Legal Standards Governing the Transfer of Interests
The court referenced West Virginia law regarding the transfer of interests in land, which requires that any conveyance of an estate or interest for more than five years must be executed via a deed or will. Since the agreement between Raines and the plaintiffs was neither a deed nor a will, the court ruled that it could not convey any interest in the leasehold estate. The court emphasized that the absence of specific language indicating a transfer of leasehold interest further reinforced the conclusion that the plaintiffs did not gain any rights beyond their share of the profits from gas sales. This legal framework established a clear boundary around the rights of the parties involved, ensuring that any claims to leasehold interests were appropriately documented and executed in accordance with statutory requirements. The court concluded that without a valid transfer, Raines retained full ownership of the leasehold and any associated compensations, including the payment received for the release of access rights.

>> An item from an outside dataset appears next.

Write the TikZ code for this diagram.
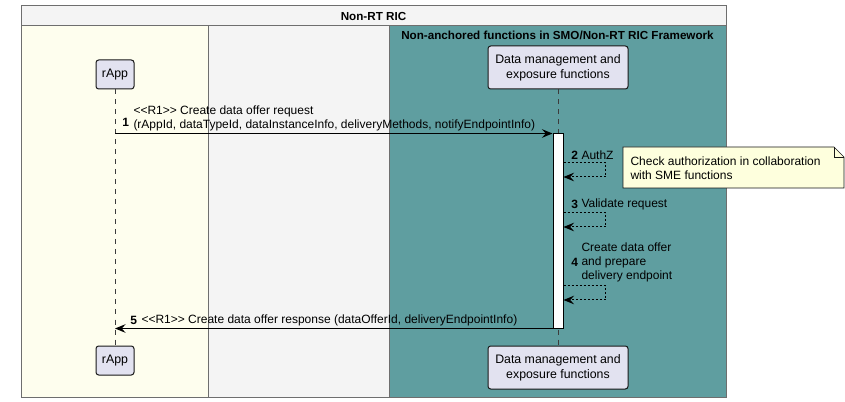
\documentclass[tikz,border=0pt]{standalone}
\usepackage{fontspec}
\setmainfont{Liberation Sans}[Ligatures=TeXOff]
\usetikzlibrary{arrows.meta,calc}

\definecolor{hdrgray}{RGB}{244,244,244}
\definecolor{ryellow}{RGB}{254,254,238}
\definecolor{smoteal}{RGB}{95,158,160}
\definecolor{partfill}{RGB}{226,226,240}
\definecolor{notefill}{RGB}{254,255,221}
\definecolor{boxline}{RGB}{110,110,110}

\tikzset{every picture/.style={line width=0.75pt}}
\tikzset{
  part/.style={draw={rgb,255:red,24;green,24;blue,24}, fill=partfill, rounded corners=2pt, inner sep=0pt, align=center, font=\fontsize{9.25}{11}\selectfont},
  life/.style={draw={rgb,255:red,60;green,60;blue,60}, line width=0.5pt, dash pattern=on 3.75pt off 3.75pt},
  msg/.style={-{Stealth[length=8pt,width=6.5pt,inset=3pt]}, line width=0.75pt},
  selfmsg/.style={-{Stealth[length=8pt,width=6.5pt,inset=3pt]}, line width=0.75pt, dash pattern=on 1.5pt off 1.5pt},
  lbl/.style={inner sep=0pt, align=left},
  num/.style={inner sep=0pt, font=\fontsize{9}{10.5}\selectfont\bfseries},
  ttl/.style={inner sep=0pt, font=\fontsize{8.75}{10.5}\selectfont\bfseries},
}

\begin{document}
\begin{tikzpicture}[x=0.75pt,y=0.75pt,yscale=-1,xscale=1, font=\fontsize{9}{10.5}\selectfont]
\useasboundingbox (0,0) rectangle (845,402);

% Boxes
\draw [draw=boxline, fill=hdrgray] (21,6) rectangle (726,397);
\fill [ryellow] (21,26) rectangle (208,397);
\fill [smoteal] (389,26) rectangle (726,397);
\draw [boxline] (21,26) -- (726,26);
\draw [boxline] (208,26) -- (208,397);
\draw [boxline] (389,26) -- (389,397);
\draw [boxline] (21,6) rectangle (726,397);

% Box titles
\node [ttl] (ric) at (373.5,16) {Non-RT RIC};
\node [ttl] (smo) at (557.5,35) {Non-anchored functions in SMO/Non-RT RIC Framework};

% Participants
\node [part, minimum width=28.5pt, minimum height=21.75pt] (rapp) at (115,74.5) {rApp};
\node [part, minimum width=28.5pt, minimum height=21.75pt] (rappb) at (115,360.5) {rApp};
\node [part, minimum width=105pt, minimum height=32.25pt] (dmf) at (558,67.5) {Data management and\\exposure functions};
\node [part, minimum width=105pt, minimum height=32.25pt] (dmfb) at (558,367.5) {Data management and\\exposure functions};

% Lifelines
\draw [life] (rapp) -- (rappb);
\draw [life] (dmf) -- (dmfb);

% Activation
\node [draw, fill=white, inner sep=0pt, minimum width=7.5pt, minimum height=145.5pt] (act) at (558,231) {};

% 1
\draw [msg] (rapp.south |- act.north) -- (act.north west);
\node [num, anchor=east] (n1) at (129.5,122) {1};
\node [lbl, anchor=south west] (t1) at (133,131) {<<R1>> Create data offer request\\(rAppId, dataTypeId, dataInstanceInfo, deliveryMethods, notifyEndpointInfo)};

% 2
\coordinate (s2) at (act.east |- 0,163);
\draw [selfmsg] (s2) -- ++(42,0) -- ++(0,14) -- ++(-42,0);
\node [num, anchor=east] (n2) at (578.5,155) {2};
\node [lbl, anchor=west] (t2) at (581,155) {AuthZ};

% Note
\node [lbl, anchor=north west, minimum width=162pt, minimum height=30pt, text width=155pt, inner xsep=5pt] (note) at (623,147) {};
\draw [draw={rgb,255:red,24;green,24;blue,24}, fill=notefill, line width=0.5pt] (note.north west) -- ($(note.north east)+(-10,0)$) -- ($(note.north east)+(0,10)$) -- (note.south east) -- (note.south west) -- cycle;
\draw [draw={rgb,255:red,24;green,24;blue,24}, line width=0.5pt] ($(note.north east)+(-10,0)$) -- ($(note.north east)+(-10,10)$) -- ($(note.north east)+(0,10)$);
\node [lbl, anchor=west] (notetxt) at (630,168) {Check authorization in collaboration\\with SME functions};

% 3
\coordinate (s3) at (act.east |- 0,213);
\draw [selfmsg] (s3) -- ++(42,0) -- ++(0,14) -- ++(-42,0);
\node [num, anchor=east] (n3) at (578.5,204) {3};
\node [lbl, anchor=west] (t3) at (581,204) {Validate request};

% 4
\coordinate (s4) at (act.east |- 0,286);
\draw [selfmsg] (s4) -- ++(42,0) -- ++(0,14) -- ++(-42,0);
\node [num, anchor=east] (n4) at (578.5,262) {4};
\node [lbl, anchor=west] (t4) at (581,262) {Create data offer\\and prepare\\delivery endpoint};

% 5
\draw [msg] (act.south west) -- (rapp.south |- act.south);
\node [num, anchor=east] (n5) at (137.5,320) {5};
\node [lbl, anchor=west] (t5) at (141,320) {<<R1>> Create data offer response (dataOfferId, deliveryEndpointInfo)};

\end{tikzpicture}
\end{document}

Impact of the Highway Construction on Well Production
The court also considered the practical implications of the highway construction by the State Road Commission on the production capabilities of the Fowler well. Testimonies indicated that the construction did not interfere with the production of the well, as Raines confirmed that the highway did not impede access or diminish gas output. This further substantiated the court's conclusion that the plaintiffs' claims to compensation for the release of access rights were unfounded because their investment was solely tied to the profits generated from the well's production. The evidence showed that the highway construction had no adverse effects on Raines's ability to produce gas, allowing him to maintain profitability from the well. Thus, the court determined that the plaintiffs were entitled only to their share of the proceeds from gas sales and not any compensation related to the leasehold's release from access rights.
Final Judgment and Rationale
In its final judgment, the court reversed the lower court's ruling that had favored the plaintiffs and clarified that they were not entitled to share in the $10,500.00 compensation received by Raines for the relinquished access rights. The court articulated that the plaintiffs' rights were strictly limited to the proceeds from the oil and gas produced from the well, concluding that the agreement did not grant them any interest in the leasehold estate itself. This decision reinforced the principle that a lessee retains ownership of the leasehold and any compensation unless a clear transfer of interest is documented. The ruling underscored the importance of precise legal language in agreements concerning interests in land and the necessity of adhering to statutory requirements for the conveyance of such interests. Consequently, the case was remanded with directions for the lower court to enter a judgment in favor of the defendant, aligning with the principles articulated in the appellate ruling.